AVCP REGIONAL HOUSING AUTHORITY v. R.A. VRANCKAERT COMPANY

Supreme Court of Alaska (2002)

Facts

Issue

Holding — Fabe, C.J.

Rule

Reasoning

Deep Dive: How the Court Reached Its Decision

Court's Rationale on Res Judicata and Collateral Estoppel

The Supreme Court of Alaska examined whether the doctrines of res judicata and collateral estoppel barred AVCP's claims against Vranckaert. Res judicata prevents a party from relitigating a cause of action that has been finally decided by a competent court, provided the prior judgment was on the merits and involved the same parties. The court determined that Judge Curda's ruling only addressed the viability of the equitable indemnity claim and did not extend to the express and implied contractual indemnity claims, which could still be litigated. However, the court agreed with Judge Steinkruger that AVCP's claim of passive negligence was essentially equivalent to the equitable indemnity claim previously dismissed, thus making it subject to collateral estoppel. The court concluded that since the issues were identical and had been resolved in the earlier action, the passive negligence claim was barred from further litigation due to the principles of collateral estoppel.

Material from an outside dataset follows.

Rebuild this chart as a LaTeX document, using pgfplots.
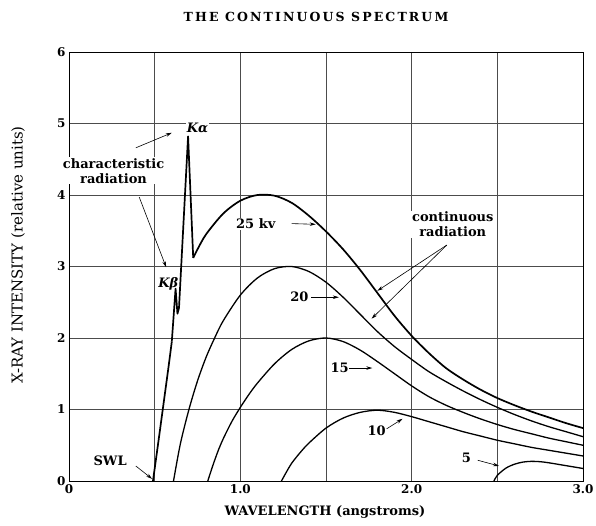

Analysis of Express Contractual Indemnity

The court affirmed Judge Steinkruger's ruling regarding AVCP's claim of express contractual indemnity, finding that the contract between AVCP and Vranckaert did not expressly obligate Vranckaert to indemnify AVCP for its own negligence. The relevant clause in the contract stated that Vranckaert was responsible for damages resulting from "its fault or negligence," indicating that Vranckaert would only be liable for its own wrongdoing, not for AVCP's negligence. The court emphasized that a clear and unequivocal contractual obligation to indemnify must be present for such claims to succeed. Since the language did not reflect an intention to indemnify AVCP for its own negligence, the court ruled in favor of summary judgment for Vranckaert on this claim.

Ruling on Implied Contractual Indemnity

In addressing AVCP's implied contractual indemnity claim, the court determined that AVCP could not recover because it failed to extinguish Vranckaert's liability through a proper settlement or release. The court referenced the principles established in prior cases, which stipulated that for an implied indemnity claim to be valid, the indemnitee must not be at fault and must have secured a release of the indemnitor’s liability. Since AVCP had settled with the plaintiffs without obtaining a release from Vranckaert, it could not prove that it was not liable for the damages in question. Consequently, the court ruled that AVCP's claim for implied contractual indemnity was legally untenable and granted judgment in favor of Vranckaert.

Conclusion on Negligence and Breach of Contract Claims

The court further examined AVCP's claims of negligence and breach of contract, concluding that these claims were essentially disguised indemnity claims. The court noted that AVCP sought damages equivalent to what it had paid in settlements with the plaintiffs and for its defense costs, which aligned closely with the principles of indemnity. Since AVCP had not extinguished Vranckaert's liability through a release, the court held that these claims could not proceed. The court underscored the necessity of obtaining a release from the indemnitor to recover under any theory of indemnity. Ultimately, the court ruled that AVCP's negligence and breach of contract claims were invalid as they effectively sought indemnification without meeting the legal requirements for such recovery.